If you exchange in person, then the other person will see you, and that person
or a third party can capture an image of you which can be matched against a
database of facial images. Identity blown, unless you're very careful to hide
your face.

If you exchange by delivery, by whatever method, your package can be tracked
to either endpoint. Even if you use a courier, that courier knows the
endpoints and can be coerced into revealing them, and also might be able to
identify you or capture an identifying image of you. Again, it's very easy to
lose your anonymity.

It's all a matter of degree: the more likely it is that your transactions can
be used as evidence against you (whether they're actually illegal or they're
just being used as an intimidating force against you) the more you need to
care about your anonymity.
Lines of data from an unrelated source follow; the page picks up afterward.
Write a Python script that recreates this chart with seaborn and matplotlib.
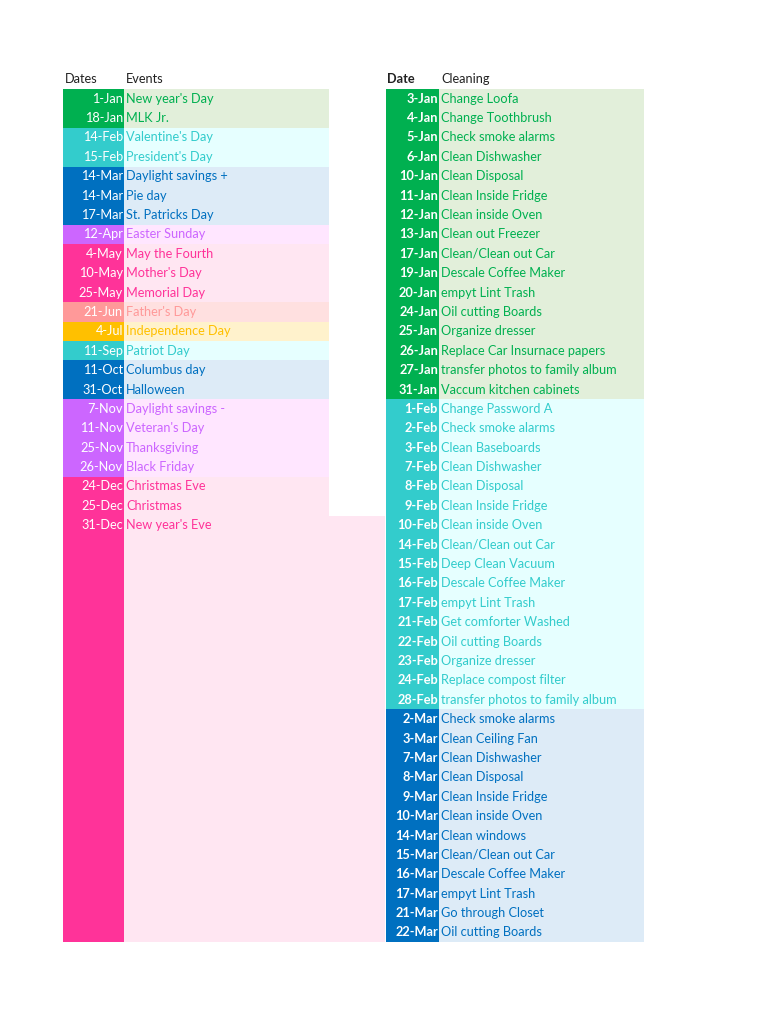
import matplotlib
matplotlib.use("Agg")
import matplotlib.pyplot as plt
from matplotlib.patches import Rectangle
import seaborn as sns

sns.set_theme(style="white")
plt.rcParams['font.family'] = ['Lato', 'DejaVu Sans']

# month -> (strong colour, light background)
PALETTE = {
    'Jan': ('#00B050', '#E2EFDA'),
    'Feb': ('#33CCCC', '#E6FFFF'),
    'Mar': ('#0070C0', '#DDEBF7'),
    'Apr': ('#CC66FF', '#FFE6FF'),
    'May': ('#FF3399', '#FFE6F2'),
    'Jun': ('#FF9999', '#FFE0E0'),
    'Jul': ('#FFC000', '#FFF2CC'),
    'Sep': ('#33CCCC', '#E6FFFF'),
    'Oct': ('#0070C0', '#DDEBF7'),
    'Nov': ('#CC66FF', '#FFE6FF'),
    'Dec': ('#FF3399', '#FFE6F2'),
}

event_dates = ['1-Jan', '18-Jan', '14-Feb', '15-Feb', '14-Mar', '14-Mar', '17-Mar',
               '12-Apr', '4-May', '10-May', '25-May', '21-Jun', '4-Jul', '11-Sep',
               '11-Oct', '31-Oct', '7-Nov', '11-Nov', '25-Nov', '26-Nov',
               '24-Dec', '25-Dec', '31-Dec']
events = ["New year's Day", "MLK Jr.", "Valentine's Day", "President's Day",
          "Daylight savings +", "Pie day", "St. Patricks Day", "Easter Sunday",
          "May the Fourth", "Mother's Day", "Memorial Day", "Father's Day",
          "Independence Day", "Patriot Day", "Columbus day", "Halloween",
          "Daylight savings -", "Veteran's Day", "Thanksgiving", "Black Friday",
          "Christmas Eve", "Christmas", "New year's Eve"]

clean_dates = ['3-Jan', '4-Jan', '5-Jan', '6-Jan', '10-Jan', '11-Jan', '12-Jan', '13-Jan',
               '17-Jan', '19-Jan', '20-Jan', '24-Jan', '25-Jan', '26-Jan', '27-Jan', '31-Jan',
               '1-Feb', '2-Feb', '3-Feb', '7-Feb', '8-Feb', '9-Feb', '10-Feb', '14-Feb',
               '15-Feb', '16-Feb', '17-Feb', '21-Feb', '22-Feb', '23-Feb', '24-Feb', '28-Feb',
               '2-Mar', '3-Mar', '7-Mar', '8-Mar', '9-Mar', '10-Mar', '14-Mar', '15-Mar',
               '16-Mar', '17-Mar', '21-Mar', '22-Mar']
cleaning = ["Change Loofa", "Change Toothbrush", "Check smoke alarms", "Clean Dishwasher",
            "Clean Disposal", "Clean Inside Fridge", "Clean inside Oven", "Clean out Freezer",
            "Clean/Clean out Car", "Descale Coffee Maker", "empyt Lint Trash", "Oil cutting Boards",
            "Organize dresser", "Replace Car Insurnace papers", "transfer photos to family album",
            "Vaccum kitchen cabinets",
            "Change Password A", "Check smoke alarms", "Clean Baseboards", "Clean Dishwasher",
            "Clean Disposal", "Clean Inside Fridge", "Clean inside Oven", "Clean/Clean out Car",
            "Deep Clean Vacuum", "Descale Coffee Maker", "empyt Lint Trash", "Get comforter Washed",
            "Oil cutting Boards", "Organize dresser", "Replace compost filter",
            "transfer photos to family album",
            "Check smoke alarms", "Clean Ceiling Fan", "Clean Dishwasher", "Clean Disposal",
            "Clean Inside Fridge", "Clean inside Oven", "Clean windows", "Clean/Clean out Car",
            "Descale Coffee Maker", "empyt Lint Trash", "Go through Closet", "Oil cutting Boards"]

TOP, RH, FS = 89.0, 19.39, 9.2
N_ROWS = len(clean_dates)

fig = plt.figure(figsize=(7.68, 10.24), dpi=100)
ax = fig.add_axes([0, 0, 1, 1])
ax.set_xlim(0, 768)
ax.set_ylim(1024, 0)
ax.axis('off')


def draw_table(ax, dates, labels, x0, xm, x1, bold_dates):
    for i, (d, lab) in enumerate(zip(dates, labels)):
        strong, light = PALETTE[d.split('-')[1]]
        y = TOP + i * RH
        ax.add_patch(Rectangle((x0, y), xm - x0, RH, color=strong, lw=0))
        ax.add_patch(Rectangle((xm, y), x1 - xm, RH, color=light, lw=0))
        ax.text(xm - 1, y + RH / 2, d, ha='right', va='center', color='white',
                fontsize=FS, fontweight='bold' if bold_dates else 'normal')
        ax.text(xm + 2, y + RH / 2, lab, ha='left', va='center', color=strong, fontsize=FS)


# left table: events
draw_table(ax, event_dates, events, 63, 124, 329, False)
# December fill runs down to the bottom of the right table
strong, light = PALETTE['Dec']
y_end = TOP + N_ROWS * RH
y_last = TOP + (len(events) - 1) * RH
ax.add_patch(Rectangle((63, TOP + len(events) * RH), 61, y_end - TOP - len(events) * RH,
                       color=strong, lw=0))
ax.add_patch(Rectangle((124, y_last), 385 - 124, y_end - y_last, color=light, lw=0, zorder=0))

# right table: cleaning
draw_table(ax, clean_dates, cleaning, 386, 439, 644, True)

ax.text(65, 79, 'Dates', ha='left', va='center', fontsize=FS, color='#222222')
ax.text(126, 79, 'Events', ha='left', va='center', fontsize=FS, color='#222222')
ax.text(387, 79, 'Date', ha='left', va='center', fontsize=FS, color='#222222', fontweight='bold')
ax.text(441, 79, 'Cleaning', ha='left', va='center', fontsize=FS, color='#222222')

fig.savefig('out.png', dpi=100)
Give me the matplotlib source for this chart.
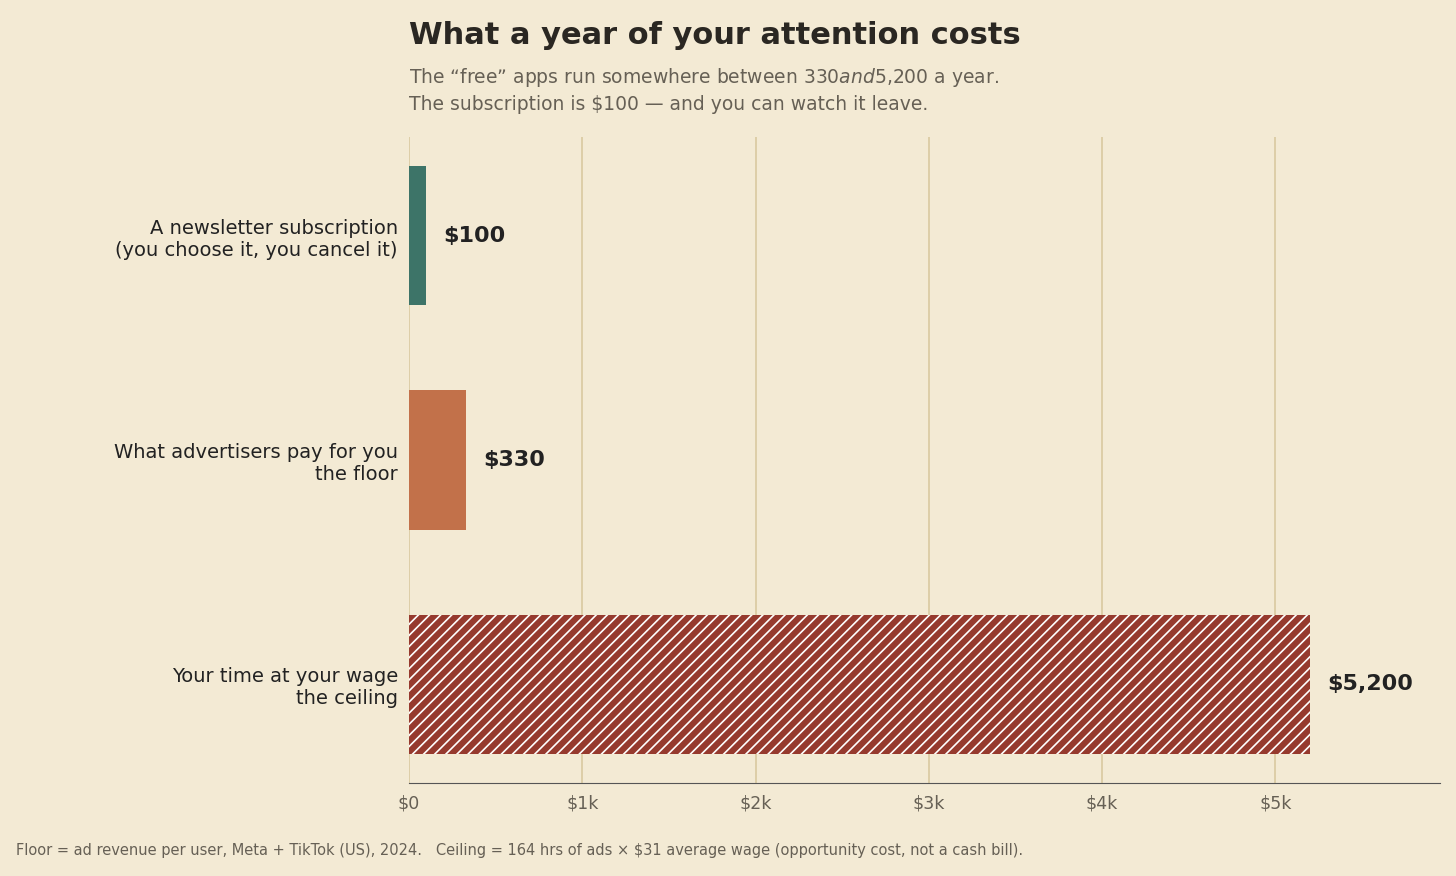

For most of us, most of the time, so long as we
don't get creepy advertising that specifically references things we've looked
at or purchased recently we don't really care about it.

------
dimastopel
to ease the access:
[https://blockchain.info/address/1F1tAaz5x1HUXrCNLbtMDqcw6o5G...](https://blockchain.info/address/1F1tAaz5x1HUXrCNLbtMDqcw6o5GNn4xqX)

------
robert_foss
The top and bottom notes are a Bill Hicks quote, that's pretty classy as far
as trolling goes.

------
andrewfong
I'd personally be a lot more tolerant of trolls if I got a token amount of
cash every time I was trolled.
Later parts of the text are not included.